What about the interior?
Aside from the new inlays and contrast stitching there are no other interior updates to report. Which means that you do get plenty of room inside – rear legroom is especially impressive – and some fundamentally impeccable build quality. That said, it is mildly hysterical that the paddleshifters on the back of the steering wheel are the same, cheap-feeling plastic items you get on a basic A3.
Worse, it also still features a dual-screen-based infotainment and climate control system that requires a substantial prod to operate instead of the gentle touch almost every other rival employs. This is distracting and difficult to deal with on the move, compounding the way the lack of physical buttons prevents you from creating any muscle memory.
You’ll have to really like the rest of the package to put up with this. We hesitate to mention that pesky Cayenne again, but the interior update of that is much more extensive.
Before you buy (trims and rivals)
These standard Q8 models come in a choice of S line, Black Edition and Vorsprung variants. Black Edition is historically the most popular in the UK; S line is already generously equipped, but we can understand the appeal of the blacked-out exterior trimmings, and the jump in cost to Vorsprung is nearly 20 grand.
You do get a hell of a lot more kit for that – including the HD matrix headlights, panoramic roof, head-up display, Bang and Olufsen hifi, all-wheel steering, and a stack of extra safety equipment – but you’ll also have to put up with the 22s. So we’d suggest any budget over Black Edition is spent on choice options instead; Audi bundles some attractive goodies into Packs, but you may want to be more discerning than that.

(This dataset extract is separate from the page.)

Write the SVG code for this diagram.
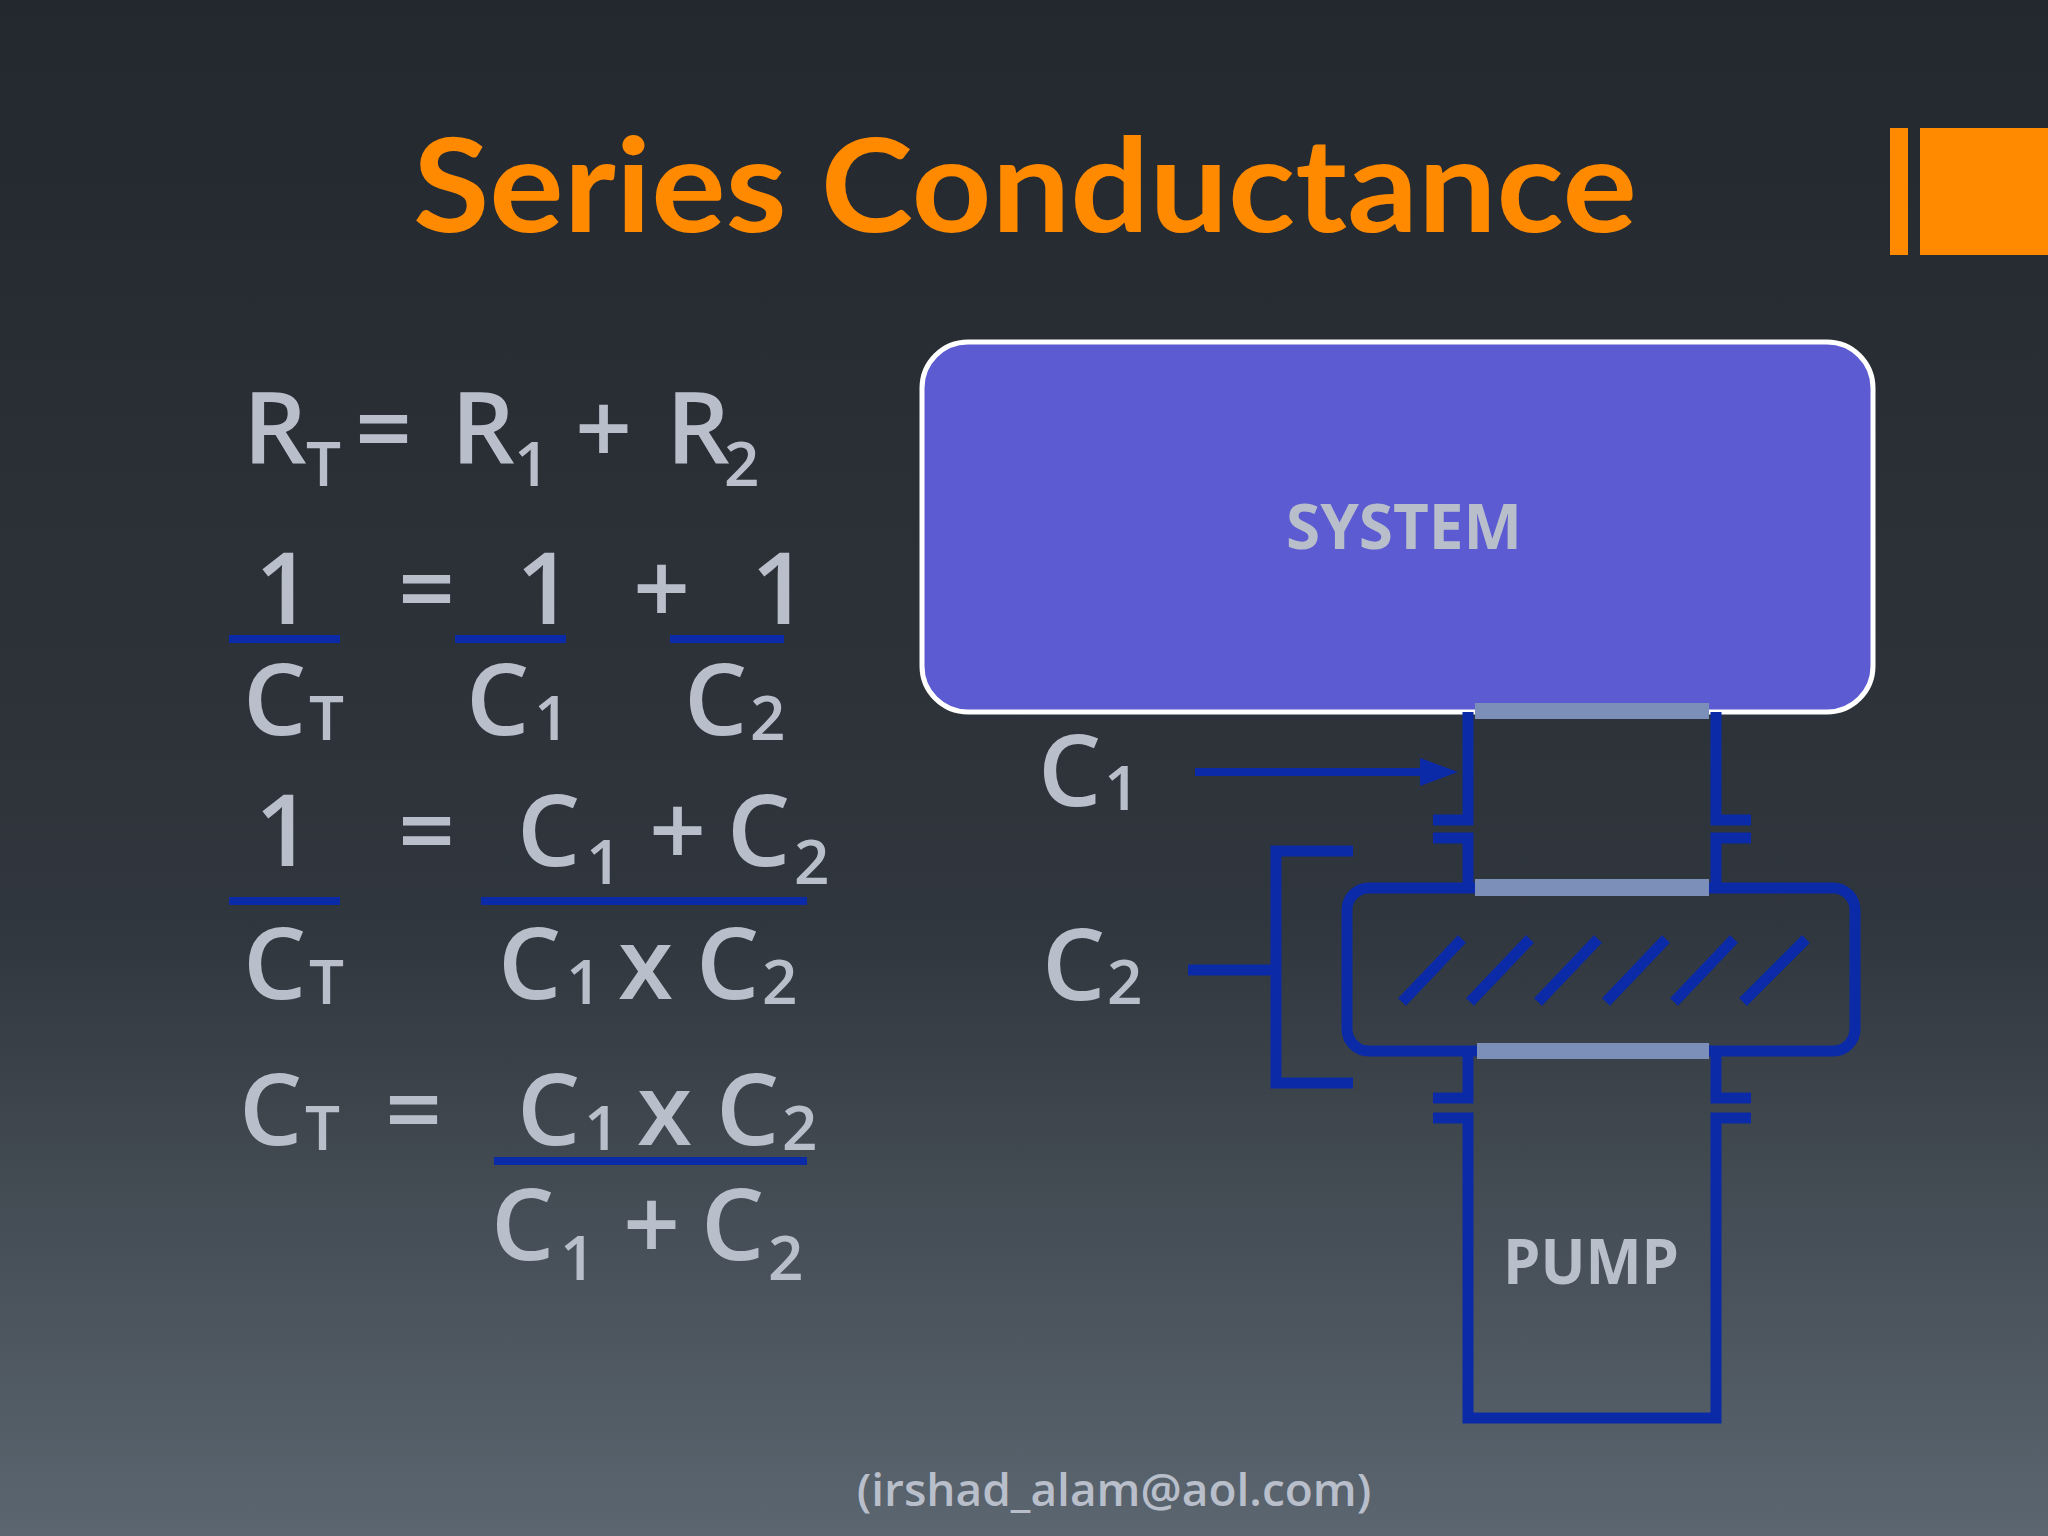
<svg xmlns="http://www.w3.org/2000/svg" width="2048" height="1536" viewBox="0 0 2048 1536">
<defs>
<linearGradient id="bg" x1="0" y1="0" x2="0" y2="1">
<stop offset="0" stop-color="#23282e"/><stop offset="0.6" stop-color="#30363d"/><stop offset="1" stop-color="#5b6670"/>
</linearGradient>
</defs>
<style>
.t{font-family:"Open Sans","Liberation Sans",sans-serif;font-weight:600;fill:#b8bfca;font-size:100px}
.s{font-size:62px}
.lbl{font-size:62px;font-weight:bold}
.b{stroke:#0a2aa8;stroke-width:11;fill:none}
.u{stroke:#0a2aa8;stroke-width:8}
.lb{fill:#7b8fb8}
</style>
<rect width="2048" height="1536" fill="url(#bg)"/>
<text x="1025" y="232" text-anchor="middle" font-family="Lato,'Liberation Sans',sans-serif" font-weight="bold" font-size="130" fill="#ff8a00" textLength="1224" lengthAdjust="spacingAndGlyphs">Series Conductance</text>
<rect x="1890" y="128" width="18" height="127" fill="#ff8a00"/>
<rect x="1920" y="128" width="128" height="127" fill="#ff8a00"/>
<g id="equations">
<text class="t" x="243" y="464">R</text><text class="t s" x="306" y="486">T</text><text class="t" x="355" y="464">=</text><text class="t" x="451" y="464">R</text><text class="t s" x="514" y="486">1</text><text class="t" x="575" y="464">+</text><text class="t" x="666" y="464">R</text><text class="t s" x="724" y="486">2</text>
<text class="t" x="255" y="624">1</text><text class="t" x="398" y="624">=</text><text class="t" x="516" y="624">1</text><text class="t" x="633" y="624">+</text><text class="t" x="751" y="624">1</text>
<line class="u" x1="229" y1="639" x2="340" y2="639"/><line class="u" x1="455" y1="639" x2="566" y2="639"/><line class="u" x1="670" y1="639" x2="784" y2="639"/>
<text class="t" x="243" y="735">C</text><text class="t s" x="309" y="740">T</text><text class="t" x="466" y="735">C</text><text class="t s" x="534" y="740">1</text><text class="t" x="684" y="735">C</text><text class="t s" x="750" y="740">2</text>
<text class="t" x="255" y="866">1</text><text class="t" x="398" y="866">=</text><text class="t" x="517" y="866">C</text><text class="t s" x="586" y="884">1</text><text class="t" x="649" y="866">+</text><text class="t" x="727" y="866">C</text><text class="t s" x="794" y="884">2</text>
<line class="u" x1="229" y1="901" x2="340" y2="901"/><line class="u" x1="481" y1="901" x2="807" y2="901"/>
<text class="t" x="243" y="999">C</text><text class="t s" x="309" y="1004">T</text><text class="t" x="498" y="999">C</text><text class="t s" x="566" y="1004">1</text><text class="t" x="618" y="999">x</text><text class="t" x="696" y="999">C</text><text class="t s" x="762" y="1004">2</text>
<text class="t" x="239" y="1145">C</text><text class="t s" x="305" y="1150">T</text><text class="t" x="385" y="1145">=</text><text class="t" x="517" y="1145">C</text><text class="t s" x="584" y="1150">1</text><text class="t" x="637" y="1145">x</text><text class="t" x="716" y="1145">C</text><text class="t s" x="782" y="1150">2</text>
<line class="u" x1="494" y1="1161" x2="807" y2="1161"/>
<text class="t" x="491" y="1260">C</text><text class="t s" x="560" y="1280">1</text><text class="t" x="623" y="1260">+</text><text class="t" x="701" y="1260">C</text><text class="t s" x="768" y="1280">2</text>
</g>
<g id="system">
<rect x="922" y="342" width="951" height="370" rx="46" fill="#5c5bd1" stroke="#ffffff" stroke-width="5"/>
<text class="t lbl" x="1404" y="549" text-anchor="middle" textLength="236" lengthAdjust="spacingAndGlyphs">SYSTEM</text>
</g>
<g id="pipe">
<path class="b" d="M1468,712 V820 H1433 M1716,712 V820 H1751 M1433,838 H1468 V886 M1751,838 H1716 V886"/>
<rect x="1475" y="703" width="234" height="16" class="lb"/>
</g>
<g id="baffle">
<rect x="1347" y="888" width="508" height="163" rx="22" class="b"/>
<rect x="1475" y="879" width="234" height="17" class="lb"/>
<rect x="1477" y="1043" width="232" height="16" class="lb"/>
<path class="b" d="M1402,1002 L1462,939 M1470,1002 L1530,939 M1538,1002 L1598,939 M1606,1002 L1666,939 M1674,1002 L1734,939 M1743,1002 L1806,939"/>
</g>
<g id="pump">
<path class="b" d="M1468,1052 V1098 H1433 M1716,1052 V1098 H1751 M1433,1118 H1468 V1418 H1716 V1118 H1751"/>
<text class="t lbl" x="1591" y="1284" text-anchor="middle" textLength="176" lengthAdjust="spacingAndGlyphs">PUMP</text>
</g>
<g id="connectors">
<line x1="1195" y1="772" x2="1430" y2="772" stroke="#0a2aa8" stroke-width="8"/>
<path d="M1420,758 L1458,772 L1420,786 z" fill="#0a2aa8"/>
<path class="b" d="M1353,851 H1276 V1083 H1353 M1188,970 H1276"/>
</g>
<g id="labels">
<text class="t" x="1038" y="806">C</text><text class="t s" x="1104" y="810">1</text>
<text class="t" x="1042" y="1000">C</text><text class="t s" x="1107" y="1004">2</text>
</g>
<text x="1114" y="1506" text-anchor="middle" font-family="'Open Sans','Liberation Sans',sans-serif" font-weight="600" font-size="46" fill="#b8bfca">(irshad_alam@aol.com)</text>
</svg>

While the Cayenne Coupe isn’t as roomy in the back, it’s in an entirely different league when it comes to comfort and dynamics. And if you can put aside the need for a swooping roofline, the regular Cayenne SUV drives just as well as the Coupe and is significantly cheaper than the Q8, too.
Prefer something outside of the Volkswagen Group? Then there’s always the Range Rover Sport – or the Range Rover Velar if you’re doubling-down on sleek – while BMW will accommodate you with a choice of models ranging from the X5 through to the X7 via the obvious X6, though in this case we’d seriously consider the iX EV.
It’s as if the Audi Q8 isn’t quite in touch with reality. If it were a big, comfy cruiser it might make a little more sense, lending some additional appeal to the spacious interior and dashing visual signature.
But instead of refining the driving experience as a challenge or an alternative to some increasingly tough opposition, Audi has instead delivered a gimmicky lighting upgrade and revised colour palette. Surely not even the existing customers will think this is enough.